她是那種走路會左腳絆到右腳、肢體完全不協調的人,怎麼跳舞?如果說她的雙親是身份高貴的天鵝,那麼她就是道道地地的醜小鴨。
原本父母不願相信也不能接受,甚至還帶她去接受遲緩治療,但是在她滿七歲前,父母對她終於徹底放棄,將她送回台灣,因為他們沒有辦法在忙碌的工作之餘,還要分心照顧一個什麼都跟他們不像的女兒。
父母也沒將她托給在台灣的親人照顧,而是直接買了間豪宅,高薪聘請一位已經五十幾歲、喪夫無子的資深保母,讓她二十四小時貼身照顧她。
所以她從七歲開始幾乎是保母婆婆帶大的,至於她的父母,大概一年只會見上一次面。
就某個層面來說,她應該算是被父母遺棄的小孩吧,只是這種遺棄法比較高級一點,她住在高級住宅區的百坪豪宅,有人貼身二十四小時的照顧,不愁吃穿,用度優渥。
在她國中青春期時,她跟所有少男少女一樣,一度很叛逆,但她的叛逆法跟其他人不太一樣,別人是大聲的吶喊著「別管我,我不想聽」,她則是喊著「別管我!我是個沒用的人,請放棄我吧」。
那段時期,要不是有保母婆婆的陪伴跟支持,她絕對會走上自我放棄的路,從此一蹶不振。
保母婆婆總是告訴她—
「人生之所以會來世上走一遭,絕對會有自己存在的價值,可千萬別小看自己,老天爺可不是呆子,製造個什麼都不會的人來人世間,那多不划算啊,就算你不會跳舞,並不表示你沒有其他才能。」
她考上高中那一年,父母把這間豪宅改為登記在她名下,到她大學畢業後找到工作,高齡七十歲的保母婆婆正式退休,喪偶又無子女的她,選擇回到屏東老家養老,她很少跟雙親要求什麼,但為了保母婆婆可以頤養天年,她請雙親給付保母婆婆一大筆退休金,父母也大方的答應了。
保母婆婆回南部後,她開始學著一個人過日子。
到現在,她進到捷英綠能投資公司工作剛滿兩個月,一切都在學習中,雖然在公司裡約聘員工的身份都稍微「卑微」了些—
「穎兒,我下午三點開會急著要用的資料你幫我印一下,共一百份,印好了放我桌上。」
「好。」孟穎兒笑著點頭。
「穎兒,你在打資料嗎?我這裡有一份你也順便幫我打一打,打好了Mail給我,我要出門去拜訪客戶,沒空。」
「好。」孟穎兒還是點頭。
「孟穎兒,待會兒幫我去隔壁的總部員工餐廳包五個便當,我們在開會走不開。」有人從會議室裡探頭出來。

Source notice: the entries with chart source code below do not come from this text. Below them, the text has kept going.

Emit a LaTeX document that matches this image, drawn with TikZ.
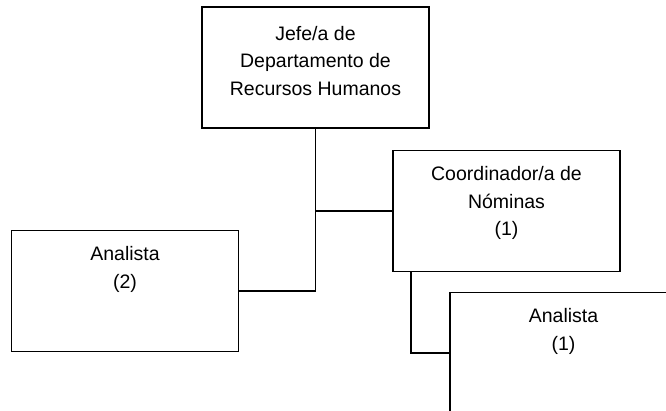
\documentclass[tikz,border=0pt]{standalone}
\usepackage{fontspec}
\setmainfont{Liberation Sans}
\usepackage{tikz}

\begin{document}
\begin{tikzpicture}[x=1pt, y=-1pt,
				orgbox/.style={rectangle, draw=black, line width=1.3pt, minimum width=227pt, minimum height=121pt, inner sep=0pt, outer sep=0pt},
				boxtext/.style={anchor=north, yshift=-16pt, align=center, inner sep=0pt, font=\fontsize{19.5}{27.5}\selectfont},
				link/.style={draw=black, line width=1.3pt},
				]
				\useasboundingbox (0,0) rectangle (666,411);
				\clip (0,0) rectangle (666,411);

					%Nodes
				\node[orgbox, label={[boxtext, yshift=-3pt]north:Jefe/a de\\Departamento de\\Recursos Humanos}]	(jefe)	at (315.5,67.5)	{};
				\node[orgbox, label={[boxtext]north:Analista\\(2)}]	(analista2)	at (125,291)	{};
				\node[orgbox, label={[boxtext]north:Coordinador/a de\\Nóminas\\(1)}]	(coord)	at (506.5,211)	{};
				\node[orgbox, label={[boxtext]north:Analista\\(1)}]	(analista1)	at (563.5,353)	{};
				\coordinate (coorddrop) at ([xshift=18pt]coord.south west);

				%Lines
				\draw[link]	(jefe.south) |- (analista2.east);
				\draw[link]	(coord.west) -- (jefe.south |- coord.west);
				\draw[link]	(coorddrop) |- (analista1.west);
			\end{tikzpicture}
\end{document}
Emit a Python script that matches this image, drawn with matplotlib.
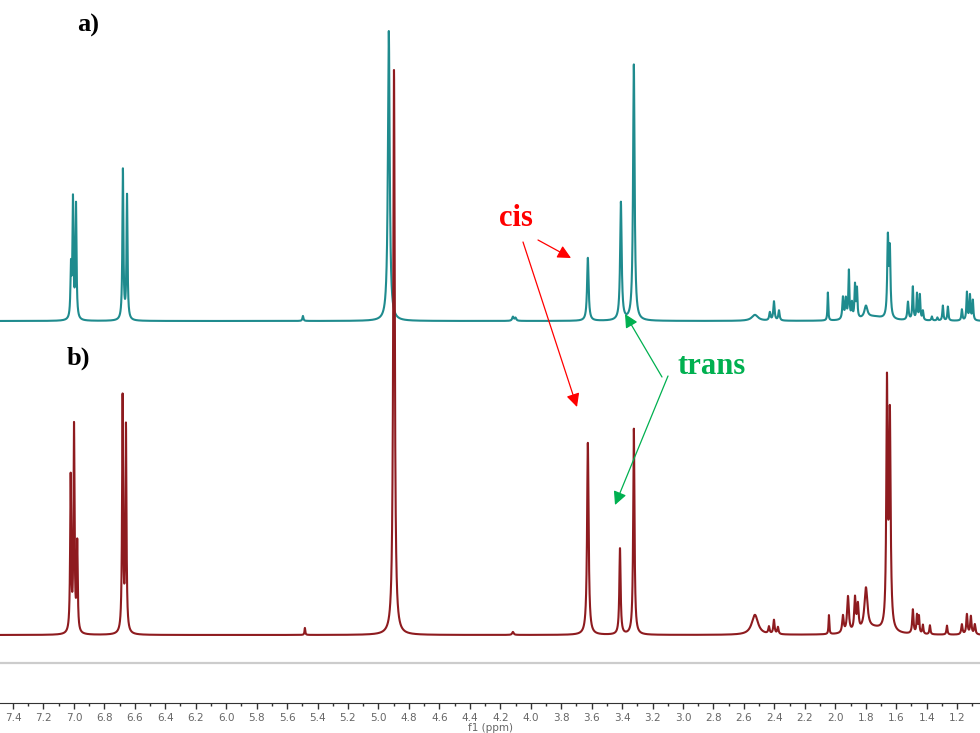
import numpy as np
import matplotlib
matplotlib.use("Agg")
import matplotlib.pyplot as plt

# 1H NMR peak lists: shift (ppm), height (px above baseline), half width (ppm)
top_ppm = [7.019, 7.006, 6.986, 6.678, 6.651, 5.496, 4.932, 4.117, 4.100,
           3.625, 3.408, 3.323,
           2.528, 2.430, 2.403, 2.370, 2.049, 1.950, 1.931, 1.911, 1.891, 1.871, 1.858, 1.799, 1.750,
           1.655, 1.642, 1.523, 1.491, 1.464, 1.445, 1.425, 1.366, 1.330, 1.294, 1.261,
           1.169, 1.136, 1.116, 1.097]
top_height = [50, 118, 114, 150, 124, 5, 290, 4, 3,
              63, 118, 256,
              6, 8, 19, 10, 28, 22, 20, 48, 15, 33, 29, 12, 4,
              78, 66, 18, 33, 26, 25, 9, 4, 3, 15, 14,
              11, 28, 25, 20]
top_width = [0.004, 0.004, 0.004, 0.004, 0.004, 0.004, 0.007, 0.006, 0.006,
             0.006, 0.006, 0.006,
             0.025, 0.005, 0.005, 0.005, 0.003, 0.005, 0.005, 0.004, 0.004, 0.004, 0.004, 0.012, 0.08,
             0.005, 0.005, 0.005, 0.004, 0.004, 0.004, 0.004, 0.004, 0.004, 0.004, 0.004,
             0.004, 0.004, 0.004, 0.004]

bot_ppm = [7.021, 6.999, 6.978, 6.680, 6.658, 5.483, 4.898, 4.117,
           3.625, 3.414, 3.323,
           2.528, 2.436, 2.403, 2.377, 2.042, 1.950, 1.917, 1.871, 1.852, 1.799, 1.750,
           1.661, 1.642, 1.491, 1.464, 1.451, 1.425, 1.379, 1.267,
           1.169, 1.136, 1.110, 1.084]
bot_height = [155, 205, 88, 235, 205, 7, 565, 3,
              192, 86, 206,
              20, 7, 14, 7, 19, 17, 36, 33, 25, 42, 6,
              240, 212, 24, 18, 17, 9, 9, 9,
              10, 20, 18, 10]
bot_width = [0.004, 0.004, 0.004, 0.004, 0.004, 0.003, 0.006, 0.006,
             0.006, 0.005, 0.005,
             0.025, 0.005, 0.005, 0.005, 0.003, 0.006, 0.007, 0.006, 0.006, 0.012, 0.08,
             0.005, 0.006, 0.005, 0.004, 0.004, 0.004, 0.004, 0.004,
             0.005, 0.005, 0.005, 0.005]

top_base = 321
bot_base = 635

ppm = np.linspace(7.6, 0.95, 33000)


def spectrum(pos, hts, wds):
    y = np.zeros_like(ppm)
    for p, h, w in zip(pos, hts, wds):
        y += h / (1 + ((ppm - p) / w) ** 2)
    return y


fig = plt.figure(figsize=(9.8, 7.33), dpi=100)
ax = fig.add_axes([0, 30 / 733, 1, 703 / 733])
ax.plot(ppm, top_base - spectrum(top_ppm, top_height, top_width), color='#1f8b8e', lw=1.5)
ax.plot(ppm, bot_base - spectrum(bot_ppm, bot_height, bot_width), color='#8e1b1f', lw=1.5)
ax.axhline(663, color='#cccccc', lw=1.6)

ax.set_xlim(7.485, 1.05)
ax.set_ylim(703, 0)
ax.set_xticks(np.arange(1.2, 7.5, 0.2))
ax.set_xticklabels([f'{v:.1f}' for v in np.arange(1.2, 7.5, 0.2)])
ax.set_xticks(np.arange(1.1, 7.5, 0.1), minor=True)
ax.tick_params(axis='x', which='major', length=4, width=1, colors='#333333',
               labelcolor='#666666', labelsize=7.5, pad=3)
ax.tick_params(axis='x', which='minor', length=2.5, width=1, colors='#333333')
ax.set_yticks([])
for s in ['top', 'left', 'right']:
    ax.spines[s].set_visible(False)
ax.spines['bottom'].set_color('#333333')
ax.set_xlabel('f1 (ppm)', fontsize=7.5, color='#666666', labelpad=0.5)
ax.patch.set_alpha(0)

# overlay in pixel coordinates for labels and arrows
ov = fig.add_axes([0, 0, 1, 1])
ov.set_xlim(0, 980)
ov.set_ylim(733, 0)
ov.axis('off')

serif = dict(family='Liberation Serif', weight='bold')
ov.text(88, 25, 'a)', fontsize=19, ha='center', va='center', **serif)
ov.text(78, 358, 'b)', fontsize=19, ha='center', va='center', **serif)
ov.text(516, 218, 'cis', fontsize=22, color='#ff0000', ha='center', va='center', **serif)
ov.text(712, 367, 'trans', fontsize=22, color='#00b050', ha='center', va='center', **serif)

red = dict(arrowstyle='-|>', color='#ff0000', lw=0.9, mutation_scale=20, shrinkA=0, shrinkB=0)
green = dict(arrowstyle='-|>', color='#00b050', lw=0.9, mutation_scale=20, shrinkA=0, shrinkB=0)
ov.annotate('', xy=(571, 258), xytext=(538, 240), arrowprops=red)
ov.annotate('', xy=(577, 407), xytext=(523, 242), arrowprops=red)
ov.annotate('', xy=(625, 314), xytext=(662, 377), arrowprops=green)
ov.annotate('', xy=(615, 505), xytext=(668, 376), arrowprops=green)

fig.savefig('out.png', dpi=100)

孟穎兒在心裡頭默默算了一下自己可用的時間,還有堆積的雜事,她深呼吸一口氣後,還是答應了,「好。」
雖然來公司應徵時職稱是業務助理,可大家都習慣把業務兩字自動省略,於是她就成了助理,再加上她年紀小,又符合小妹這個身份,所以她的工作內容就跟助理小妹差不多。
經過這兩個月來的磨練,孟穎兒的動作已經俐落多了,因為要做的雜事實在太多,她常常忙到午餐都是隨便塞個三明治了事。

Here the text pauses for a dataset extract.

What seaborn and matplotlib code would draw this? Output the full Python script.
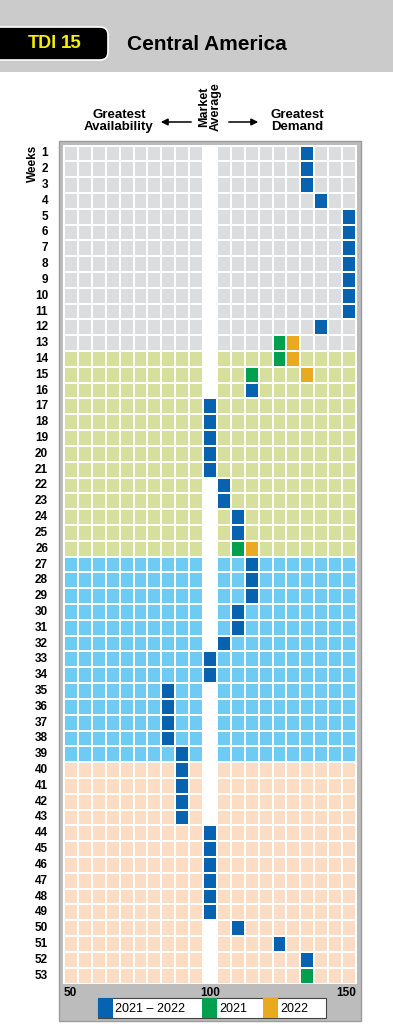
import numpy as np
import pandas as pd
import seaborn as sns
import matplotlib
matplotlib.use("Agg")
from matplotlib import pyplot as plt
from matplotlib.colors import ListedColormap
from matplotlib.patches import Rectangle, FancyBboxPatch

# --- data (index values, 50 .. 150 in steps of 5) ---
weeks = list(range(1, 54))
avg_2021_2022 = [135, 135, 135, 140, 150, 150, 150, 150, 150, 150, 150, 140, None,
                 None, None, 115, 100, 100, 100, 100, 100, 105, 105, 110, 110, None,
                 115, 115, 115, 110, 110, 105, 100, 100, 85, 85, 85, 85, 90,
                 90, 90, 90, 90, 100, 100, 100, 100, 100, 100, 110, 125, 135, None]
idx_2021 = {13: 125, 14: 125, 15: 115, 26: 110, 53: 135}
idx_2022 = {13: 130, 14: 130, 15: 135, 26: 115}
season_weeks = [(1, 13), (14, 26), (27, 39), (40, 53)]
col_values = list(range(50, 155, 5))

# colours: 0 white, 1-4 season backgrounds, 5-7 markers
palette = ["#ffffff", "#dcdddf", "#d6e09c", "#6ecbf3", "#fddcc4",
           "#0762b0", "#00a04e", "#e9aa22"]

# build the cell matrix
mat = np.zeros((len(weeks), len(col_values)), dtype=int)
for s, (a, b) in enumerate(season_weeks):
    mat[a - 1:b, :] = s + 1
mat[:, col_values.index(100)] = 0
for w, v in zip(weeks, avg_2021_2022):
    if v is not None:
        mat[w - 1, col_values.index(v)] = 5
for w, v in idx_2021.items():
    mat[w - 1, col_values.index(v)] = 6
for w, v in idx_2022.items():
    mat[w - 1, col_values.index(v)] = 7
df = pd.DataFrame(mat, index=weeks, columns=col_values)

plt.rcParams['font.family'] = ['Liberation Sans', 'DejaVu Sans']
W, H = 393, 1028
fig = plt.figure(figsize=(W / 100, H / 100), dpi=100)

# background axes in pixel coordinates for the decorations
bg = fig.add_axes([0, 0, 1, 1])
bg.set_xlim(0, W)
bg.set_ylim(H, 0)
bg.axis("off")

# header band
bg.add_patch(Rectangle((0, 0), W, 72, color="#cbcbcb", lw=0))
bg.add_patch(FancyBboxPatch((-20, 27), 128, 33, boxstyle="round,pad=0,rounding_size=8",
                            fc="black", ec="white", lw=1.2))
bg.text(28, 44, "TDI", color="#f5ef00", fontsize=13, fontweight="bold", va="center", ha="left")
bg.text(61, 44, "15", color="#f5ef00", fontsize=13.5, fontweight="bold", va="center", ha="left")
bg.text(127, 45, "Central America", fontsize=15, fontweight="bold", va="center", ha="left")

# frame around the grid
bg.add_patch(Rectangle((59, 141), 302, 880, fc="#bcbcbc", ec="#9c9c9c", lw=1))
bg.add_patch(Rectangle((63, 145), 294, 838.5, fc="white", lw=0))

# direction labels
bg.text(119, 121, "Greatest\nAvailability", fontsize=9.5, fontweight="bold",
        ha="center", va="center", linespacing=1.0)
bg.text(297, 121, "Greatest\nDemand", fontsize=9.5, fontweight="bold",
        ha="center", va="center", linespacing=1.0)
bg.text(210, 107, "Market\nAverage", fontsize=9, fontweight="bold", rotation=90,
        ha="center", va="center", linespacing=0.95)
bg.annotate("", xy=(158, 122), xytext=(194, 122),
            arrowprops=dict(arrowstyle="-|>", color="black", lw=1.1, mutation_scale=10))
bg.annotate("", xy=(261, 122), xytext=(226, 122),
            arrowprops=dict(arrowstyle="-|>", color="black", lw=1.1, mutation_scale=10))
bg.text(33, 163, "Weeks", fontsize=8.5, fontweight="bold", rotation=90, ha="center", va="center")

# legend
bg.add_patch(Rectangle((98, 998), 228, 20, fc="white", ec="#444444", lw=0.8))
leg = [("2021 \u2013 2022", palette[5], 98), ("2021", palette[6], 202), ("2022", palette[7], 263)]
for lab, c, x0 in leg:
    bg.add_patch(Rectangle((x0, 998), 15, 20, fc=c, lw=0))
    bg.text(x0 + 17, 1008.5, lab, fontsize=9, ha="left", va="center")

# the grid itself
ax = fig.add_axes([64 / W, (H - 983.5) / H, 292 / W, 838 / H])
sns.heatmap(df, cmap=ListedColormap(palette), vmin=-0.5, vmax=7.5, cbar=False,
            linewidths=1.4, linecolor="white", ax=ax,
            xticklabels=False, yticklabels=weeks)
ax.set_xlabel("")
ax.set_ylabel("")
ax.tick_params(axis="y", length=0, pad=11.5, labelsize=8.5, rotation=0)
for t in ax.get_yticklabels():
    t.set_fontweight("bold")
ax.set_xticks([0, 10.5, 21])
ax.set_xticklabels(["50", "100", "150"], fontsize=8.5, fontweight="bold")
ax.tick_params(axis="x", length=0, pad=2.5)
xt = ax.get_xticklabels()
xt[0].set_ha("left")
xt[2].set_ha("right")

fig.savefig("out.png", dpi=100)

按照今天被交代的事,她如果犧牲掉午休時間的話,應該來得及完成……孟穎兒一邊想,手指一邊飛快的用鍵盤輸入資料。
這時候又有人靠近她,將一個卷宗溫和的擱到她的手肘旁,交代道:「有空的時候到資料室,幫我把卷宗裡列出來的編號的相關資料調出來,各列印一份,我禮拜三下午才要,你當天早上放到我桌上即可。」
聽到溫柔的男聲,孟穎兒的心偷偷的跳得飛快,那是很直接很立即的反應,也就是說,她的身心靈早已經對這個男聲……這個男生,喔,不,應該說是男人,有了愛慕的情緒。
她側過頭,看著柳禹溡微傾著上身,一隻手掌就撐在她的桌上,天啊!她暗暗的深呼吸一口,多麼希望她就是這張桌子。
儘管心中愛慕滿溢,但孟穎兒小心翼翼的不讓自己表現出來,一是因為她本來就做不出花癡的模樣,況且她很有自知之明,他可是全公司不管已婚或單身的女人都欣賞、喜歡、暗戀的對象。
而她很明白醜小鴨般的自己是配不上他的,但她可以偷偷的喜歡,悄悄的愛慕,也把他當成是自己每天上班的粉紅色動力。
「好的,主任,我會盡可能提早完成。」
「不急,我禮拜一要到香港出差,禮拜二晚上才回來,你提早完成我也看不到……等等,你現在打的這份調查報告,不是我交代給鍾子祺的嗎,怎麼會是你在做?」柳禹溡又將身子往前傾一些,想看看電腦螢幕顯示的內容,隨即他濃密的眉頭皺了起來。